Today, DPR's Dallas team sits down with Carter & Burgess Inc. of Fort Worth for their first meeting to mortar an alliance for municipal projects, usually Economic Development Corp. endeavors. The DPR San Diego-Bay Area biotech team's knowledge in the arena will serve as a starting point to custom tailor a package for Texas. The alliance is considered key because each player brings a broad spectrum of biotech expertise to a rapidly changing and emerging industry.

DPR's Gary Nauert, the Dallas-Austin regional leader, and Ken Clausen, senior project manager, envision plans for an industrial park once the program's in place. Such an undertaking would encompass users of all sizes, from the small labs to the 100,000 sf-plus manufacturing sites. The strategy is to bring biotech companies together on the same campus with their support industries.

Clausen likens the emerging industry to that of telecom just a few years back and Austin's corner on the microelectronics field as a result of its push in the 1960s. "Look what that did for Austin," he says. "This industry requires the same kind of infrastructure." Interest is high in the DFW metroplex, Austin and Houston.

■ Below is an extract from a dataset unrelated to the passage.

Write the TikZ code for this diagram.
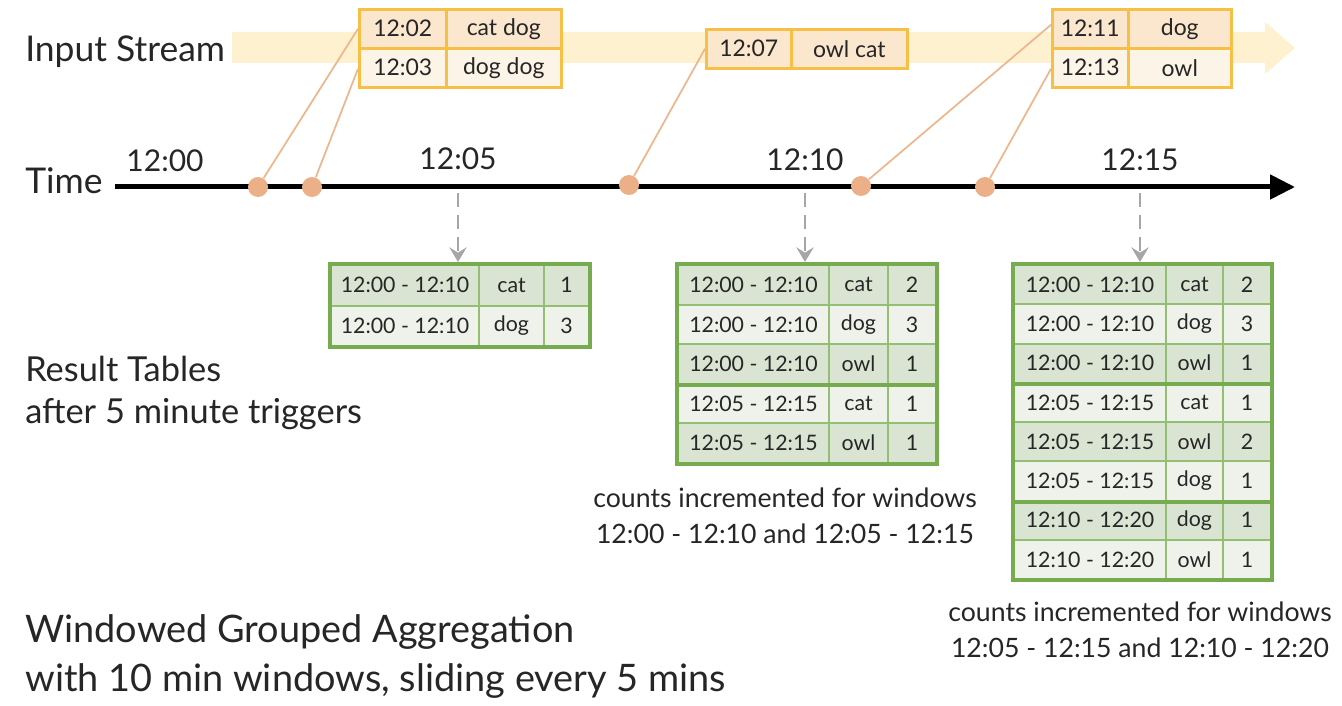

To date, DPR teams in Texas alone have worked on more than 50 biotech projects.

The biotech brass ring comes with specific construction and design needs. Space requirements vary as do the physical environment. Foremost are environmental concerns that spike building costs in order to comply with tough standards. Temperature controls, refrigeration rooms, laboratory fume hoods and chemical-resistant flooring must be part of the design.

DPR is nearing completion on a 20-year-old office building conversion into a biotech research facility in Dallas. The project started in late summer 2001 and is emerging in 2002 as a 23,000-sf research and development facility for Cumbre Inc., a pioneer of Dallas' emerging biotech corridor. A recipient of $26 million in second-round funding, Cumbre is poised to cut the ribbon on its new home: 11,000 sf of lab space, 6,000 sf of office space and 6,000 sf of expansion space.

Nauert says the DFW metroplex is a prime candidate for biotech relocations and expansions. The support industries are here, research facilities abound and a skilled workforce is readily available in the university network in North Texas. And, the health-care industry is already a heavyweight in the economy. "It's natural that these industries would want to come to Texas," Clausen adds.

Some will be new construction and others, retrofits and adaptive reuses. The DPR team leaders can't say how much space will be needed, but do know that it's significant if Texas wins the race to be the lead biotech market in the Southwest.